When you look at tuition by hour, you can make stronger choices in four areas:

  1. Course load optimization. You can test if adding one more class lowers your average cost per credit at flat-rate tuition schools.
  2. Program comparison. You can compare similar majors across institutions on the same hourly framework.
  3. Work-school balance. If your cost per total learning hour is high, you may want to reduce work hours during high-credit terms to protect outcomes.
  4. Return on investment planning. You can map tuition cost per hour against projected starting salary in your field.

For salary research, use official labor market data from the U.S. Bureau of Labor Statistics Occupational Outlook Handbook: BLS Occupational Outlook Handbook.

How to compare your number against your college options

If you are choosing between schools, gather the same data for each option:

  • Term tuition and mandatory fees
  • Estimated grants and scholarships
  • Credits required for on-time graduation
  • Expected weekly class hours and study load

Then compute net cost per credit and per hour for each school. You can also pull verified school-level outcomes, median debt, and earnings from the U.S. Department of Education College Scorecard: College Scorecard.

Real-world planning example

Assume your semester values are:

  • Tuition: $5,200
  • Mandatory fees: $600
  • Grants/scholarships: $1,500
  • Credits: 14
  • Weeks: 15
  • Classroom hours per week: 14
  • Study ratio: 2

Now calculate:

  1. Net tuition = 5,200 + 600 – 1,500 = $4,300
  2. Cost per credit = 4,300 / 14 = $307.14
  3. Instruction hours = 15 x 14 = 210 hours
  4. Cost per classroom hour = 4,300 / 210 = $20.48
  5. Total learning hours = 210 x (1 + 2) = 630 hours
  6. Cost per total learning hour = 4,300 / 630 = $6.83

This example shows why hourly framing matters. The sticker price may feel large, but your hourly learning investment can look very different once you include all hours of academic effort.

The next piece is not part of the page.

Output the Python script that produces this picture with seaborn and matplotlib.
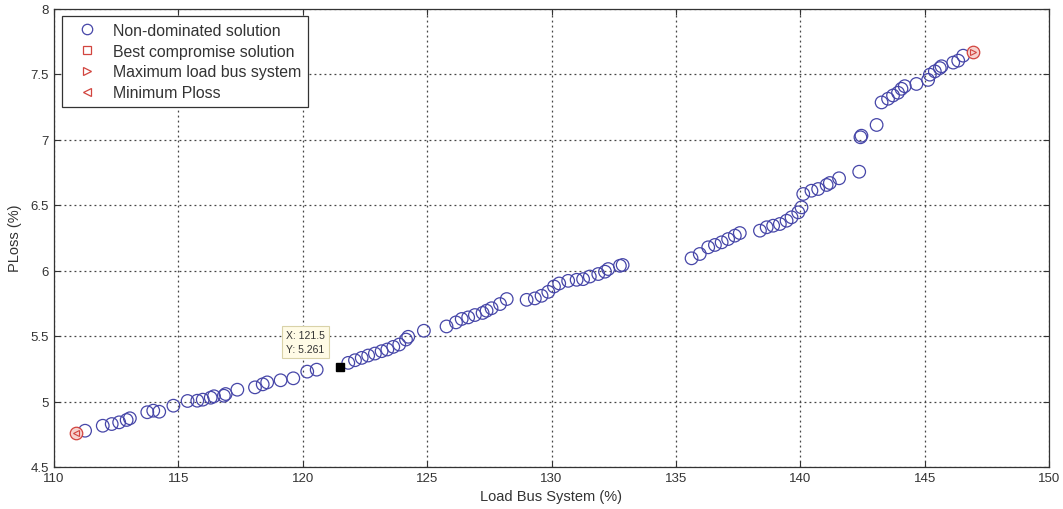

When this calculator is most useful

  • Before registration each term
  • When deciding full-time vs part-time enrollment
  • When comparing in-state and out-of-state options
  • When evaluating scholarship offers from different schools
  • When building a realistic monthly and annual education budget

Important: This tool estimates tuition cost by hour using your provided assumptions. It does not include room and board, transportation, books, or opportunity cost. For a full budget, combine this with your complete cost of attendance figures from your school financial aid office.

Final takeaway

If you want a clearer financial picture of college, converting tuition to an hourly cost is one of the most practical steps you can take. Start with net tuition, choose the right hour model, and track your number every term. Over time, you will see trends that help you reduce waste, choose better schedules, and improve the return on your education investment. The calculator above gives you a repeatable system you can use in minutes.